Direction - In the entries below, find the line containing "Write a LaTeX" and the line containing "(-650,-740) rectangle (650,-650);". Copy those two lines and everything between them exactly, without the pictures.

start Records provided

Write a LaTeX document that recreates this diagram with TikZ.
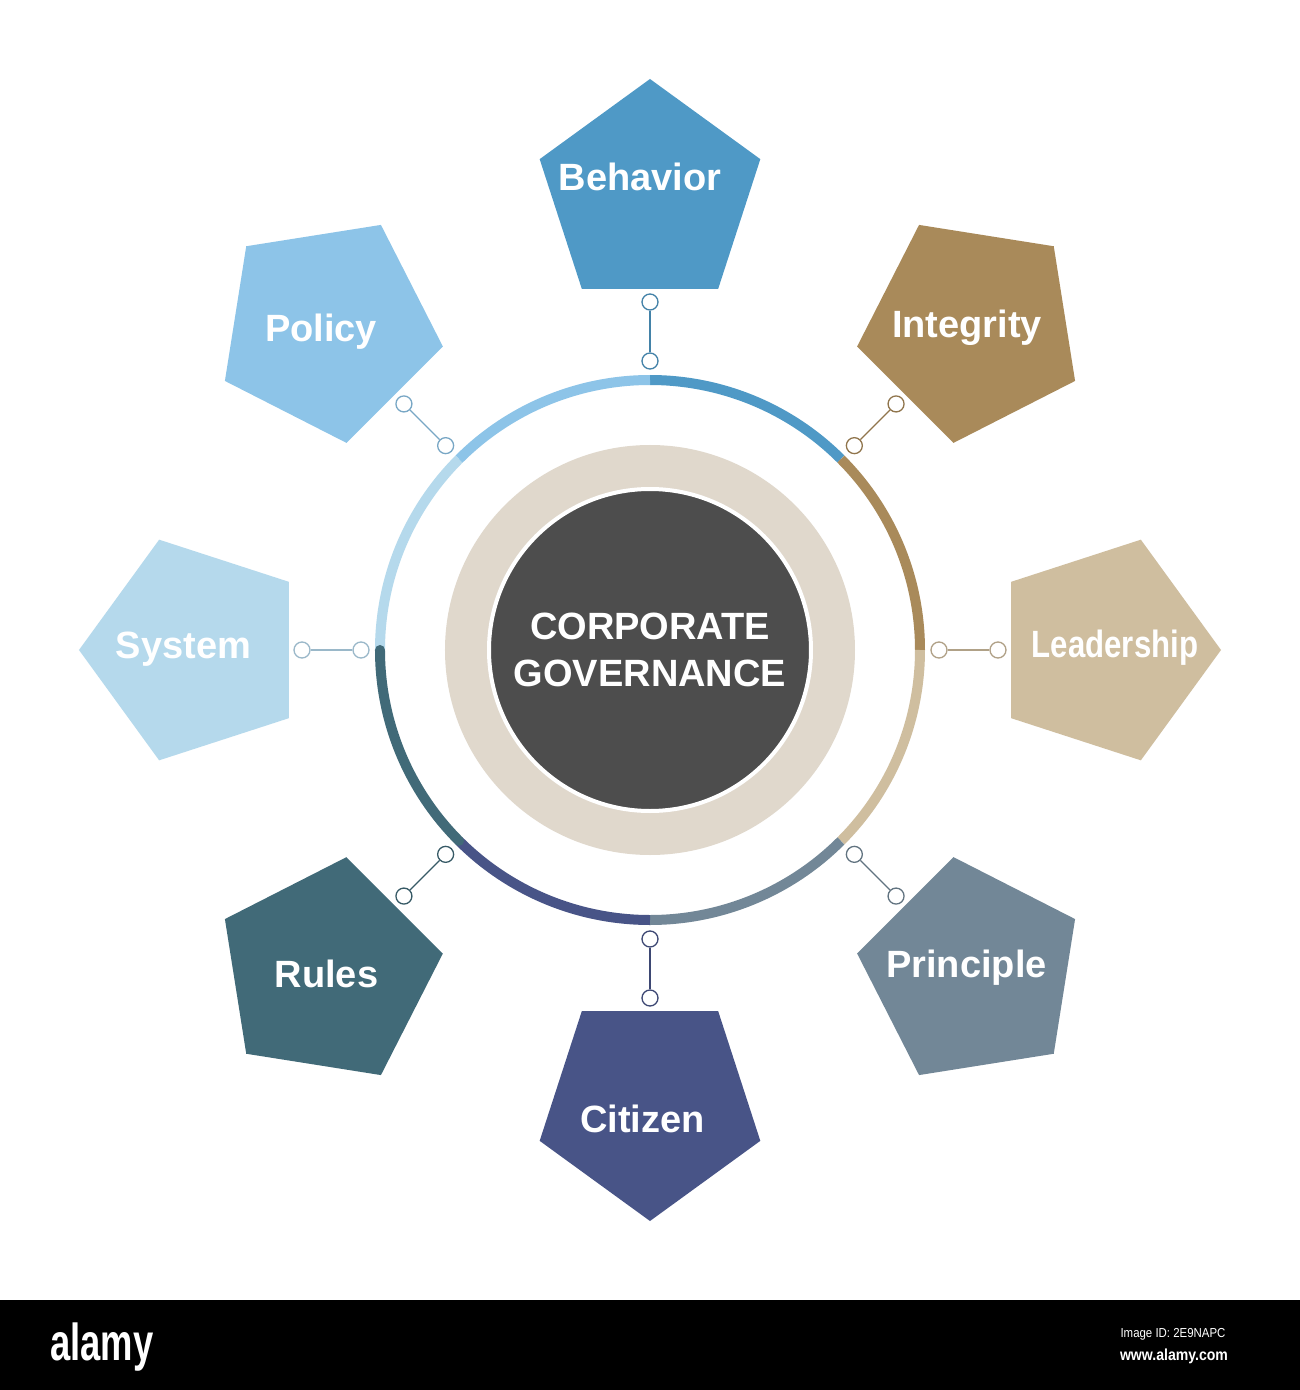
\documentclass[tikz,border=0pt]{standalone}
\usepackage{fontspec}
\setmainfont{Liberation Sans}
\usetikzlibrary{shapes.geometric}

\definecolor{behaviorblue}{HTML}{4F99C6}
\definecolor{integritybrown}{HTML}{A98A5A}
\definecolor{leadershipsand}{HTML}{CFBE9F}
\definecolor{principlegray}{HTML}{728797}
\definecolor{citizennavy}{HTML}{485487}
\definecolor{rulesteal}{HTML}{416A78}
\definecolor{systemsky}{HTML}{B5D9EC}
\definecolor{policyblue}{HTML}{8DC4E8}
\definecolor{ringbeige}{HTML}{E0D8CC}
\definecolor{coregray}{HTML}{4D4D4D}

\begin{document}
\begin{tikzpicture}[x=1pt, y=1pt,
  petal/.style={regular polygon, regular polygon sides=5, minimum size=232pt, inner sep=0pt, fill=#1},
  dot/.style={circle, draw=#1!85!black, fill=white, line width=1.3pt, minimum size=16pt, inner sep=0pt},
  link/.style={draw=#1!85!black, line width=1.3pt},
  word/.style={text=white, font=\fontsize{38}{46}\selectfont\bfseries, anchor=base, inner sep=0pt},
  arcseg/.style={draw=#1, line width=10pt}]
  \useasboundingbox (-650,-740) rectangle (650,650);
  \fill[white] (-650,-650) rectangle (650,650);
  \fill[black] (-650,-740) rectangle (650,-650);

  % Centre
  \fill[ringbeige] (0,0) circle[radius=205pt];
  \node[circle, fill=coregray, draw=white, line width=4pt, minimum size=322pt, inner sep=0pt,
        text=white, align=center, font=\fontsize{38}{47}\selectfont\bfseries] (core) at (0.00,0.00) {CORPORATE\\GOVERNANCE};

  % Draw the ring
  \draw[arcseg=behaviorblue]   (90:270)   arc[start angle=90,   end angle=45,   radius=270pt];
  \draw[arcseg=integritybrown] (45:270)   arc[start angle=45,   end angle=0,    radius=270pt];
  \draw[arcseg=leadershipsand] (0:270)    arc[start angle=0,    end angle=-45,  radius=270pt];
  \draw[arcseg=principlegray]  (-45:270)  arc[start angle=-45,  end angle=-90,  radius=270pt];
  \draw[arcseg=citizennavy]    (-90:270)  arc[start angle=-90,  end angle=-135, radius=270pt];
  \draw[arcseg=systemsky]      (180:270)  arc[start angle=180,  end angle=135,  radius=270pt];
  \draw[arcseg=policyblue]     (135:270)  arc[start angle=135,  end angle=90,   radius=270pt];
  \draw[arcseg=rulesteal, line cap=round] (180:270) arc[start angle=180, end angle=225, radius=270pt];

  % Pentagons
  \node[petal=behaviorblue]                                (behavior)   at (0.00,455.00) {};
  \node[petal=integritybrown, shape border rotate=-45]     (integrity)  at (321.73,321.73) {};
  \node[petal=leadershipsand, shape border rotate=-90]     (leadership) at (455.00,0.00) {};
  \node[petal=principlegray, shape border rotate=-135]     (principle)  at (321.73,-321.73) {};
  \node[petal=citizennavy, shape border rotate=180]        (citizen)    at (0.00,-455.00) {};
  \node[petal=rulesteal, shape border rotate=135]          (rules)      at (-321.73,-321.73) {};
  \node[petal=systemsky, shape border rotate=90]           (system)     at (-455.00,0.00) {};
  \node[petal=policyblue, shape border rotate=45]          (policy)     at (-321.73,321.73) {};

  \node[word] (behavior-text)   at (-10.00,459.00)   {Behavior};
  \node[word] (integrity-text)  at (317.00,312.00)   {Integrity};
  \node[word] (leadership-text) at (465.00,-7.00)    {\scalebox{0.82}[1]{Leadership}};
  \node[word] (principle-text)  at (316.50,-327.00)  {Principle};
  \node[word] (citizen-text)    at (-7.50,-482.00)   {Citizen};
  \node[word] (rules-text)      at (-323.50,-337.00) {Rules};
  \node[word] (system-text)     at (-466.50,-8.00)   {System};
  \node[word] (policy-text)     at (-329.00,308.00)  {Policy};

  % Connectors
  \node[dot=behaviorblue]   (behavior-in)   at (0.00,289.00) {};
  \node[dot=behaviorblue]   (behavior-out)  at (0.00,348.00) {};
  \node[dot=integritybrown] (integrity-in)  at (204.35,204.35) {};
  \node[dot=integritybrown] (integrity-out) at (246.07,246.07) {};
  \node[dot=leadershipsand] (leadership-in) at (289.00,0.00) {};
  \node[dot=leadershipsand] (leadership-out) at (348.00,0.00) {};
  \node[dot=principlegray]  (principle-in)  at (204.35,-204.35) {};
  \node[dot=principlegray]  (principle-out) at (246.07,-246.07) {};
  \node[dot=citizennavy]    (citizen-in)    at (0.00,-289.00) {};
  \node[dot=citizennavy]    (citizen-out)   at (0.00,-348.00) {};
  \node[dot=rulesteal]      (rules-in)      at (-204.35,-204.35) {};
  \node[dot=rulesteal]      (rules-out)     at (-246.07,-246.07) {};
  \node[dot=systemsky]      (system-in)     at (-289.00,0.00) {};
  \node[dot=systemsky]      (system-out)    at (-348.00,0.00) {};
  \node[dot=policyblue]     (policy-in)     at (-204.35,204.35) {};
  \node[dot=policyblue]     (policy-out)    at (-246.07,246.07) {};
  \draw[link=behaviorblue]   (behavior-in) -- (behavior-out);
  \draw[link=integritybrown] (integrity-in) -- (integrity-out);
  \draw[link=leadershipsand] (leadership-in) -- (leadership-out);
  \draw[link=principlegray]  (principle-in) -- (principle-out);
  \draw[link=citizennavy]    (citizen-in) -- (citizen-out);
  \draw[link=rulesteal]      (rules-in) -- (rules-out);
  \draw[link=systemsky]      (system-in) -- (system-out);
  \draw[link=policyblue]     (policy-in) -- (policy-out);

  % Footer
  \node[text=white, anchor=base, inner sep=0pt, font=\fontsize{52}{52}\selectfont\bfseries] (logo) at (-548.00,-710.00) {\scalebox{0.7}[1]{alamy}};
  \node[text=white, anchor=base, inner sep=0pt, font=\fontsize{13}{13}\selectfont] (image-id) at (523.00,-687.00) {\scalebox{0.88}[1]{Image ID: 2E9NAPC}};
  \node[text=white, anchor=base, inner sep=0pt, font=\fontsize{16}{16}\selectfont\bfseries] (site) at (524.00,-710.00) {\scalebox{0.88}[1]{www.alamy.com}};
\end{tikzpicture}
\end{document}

end Records provided
start Records provided

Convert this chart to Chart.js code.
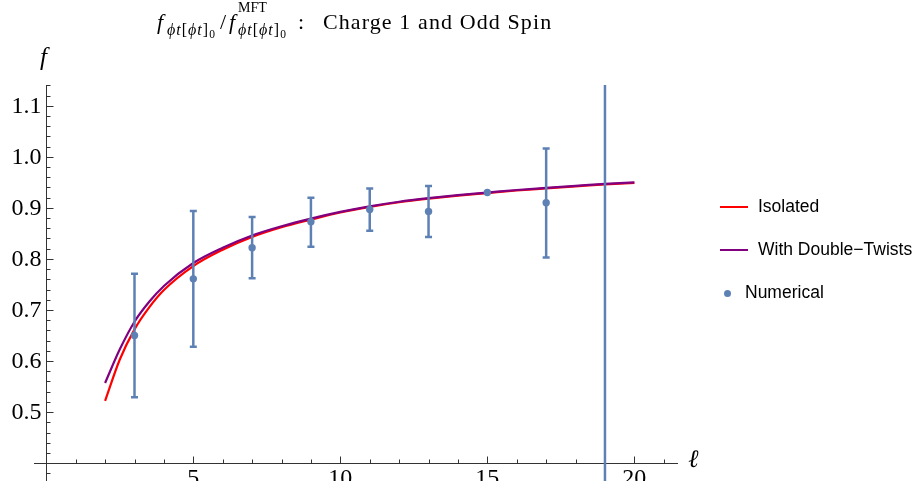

end Records provided

Output -
Write a LaTeX document that recreates this diagram with TikZ.
\documentclass[tikz,border=0pt]{standalone}
\usepackage{fontspec}
\setmainfont{Liberation Sans}
\usetikzlibrary{shapes.geometric}

\definecolor{behaviorblue}{HTML}{4F99C6}
\definecolor{integritybrown}{HTML}{A98A5A}
\definecolor{leadershipsand}{HTML}{CFBE9F}
\definecolor{principlegray}{HTML}{728797}
\definecolor{citizennavy}{HTML}{485487}
\definecolor{rulesteal}{HTML}{416A78}
\definecolor{systemsky}{HTML}{B5D9EC}
\definecolor{policyblue}{HTML}{8DC4E8}
\definecolor{ringbeige}{HTML}{E0D8CC}
\definecolor{coregray}{HTML}{4D4D4D}

\begin{document}
\begin{tikzpicture}[x=1pt, y=1pt,
  petal/.style={regular polygon, regular polygon sides=5, minimum size=232pt, inner sep=0pt, fill=#1},
  dot/.style={circle, draw=#1!85!black, fill=white, line width=1.3pt, minimum size=16pt, inner sep=0pt},
  link/.style={draw=#1!85!black, line width=1.3pt},
  word/.style={text=white, font=\fontsize{38}{46}\selectfont\bfseries, anchor=base, inner sep=0pt},
  arcseg/.style={draw=#1, line width=10pt}]
  \useasboundingbox (-650,-740) rectangle (650,650);
  \fill[white] (-650,-650) rectangle (650,650);
  \fill[black] (-650,-740) rectangle (650,-650);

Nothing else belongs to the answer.